Conversion Claim Justification
In addressing the conversion claim, the court noted that conversion involves the wrongful exercise of dominion over another's property in a manner inconsistent with the owner's rights. The plaintiff asserted that the defendant's instruction to cancel the stock certificate constituted unauthorized control over property that had been issued to the plaintiff. The court underscored that, under Florida law, the plaintiff need not prove a conspiracy with others to establish conversion; rather, the focus was on whether the defendant exercised control over the plaintiff's property without authorization. The court found that the allegations met the necessary elements for conversion, as the plaintiff had claimed that the defendant took action that deprived them of their property rights. Consequently, the court concluded that the conversion claim was also sufficient to survive the defendant’s motion to dismiss.

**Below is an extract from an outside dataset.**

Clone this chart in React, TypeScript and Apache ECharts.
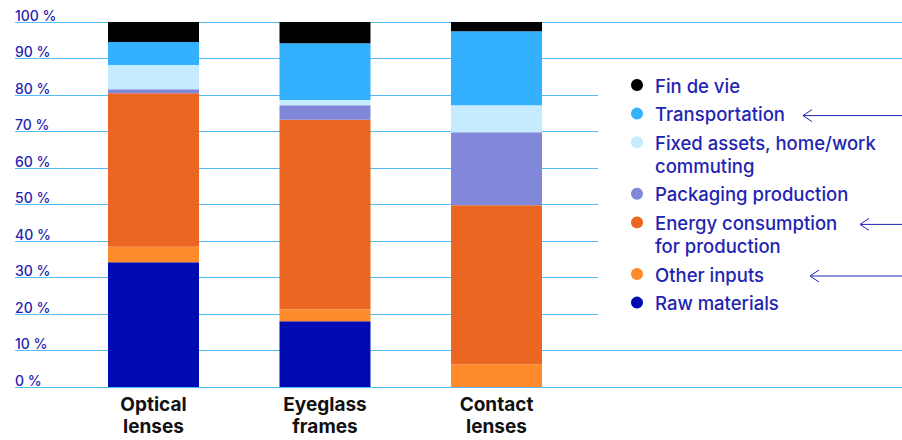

Conclusion of Court's Reasoning
Ultimately, the U.S. District Court determined that the plaintiff's allegations presented a plausible claim against the defendant for negligence, fraud, and conversion, warranting further proceedings. The court held that while corporate officers may generally be protected by the corporate shield, this protection does not extend to actions in which they personally participated in wrongful conduct. The court's evaluation emphasized the importance of the allegations relating to the defendant’s personal involvement and the fiduciary duties owed to the shareholders. By denying the motion to dismiss, the court allowed the plaintiff an opportunity to prove the claims based on the factual assertions made in the complaint. This approach reinforced the principle that corporate officers can be held accountable for their individual actions that contribute to tortious conduct, particularly when such actions breach established fiduciary duties.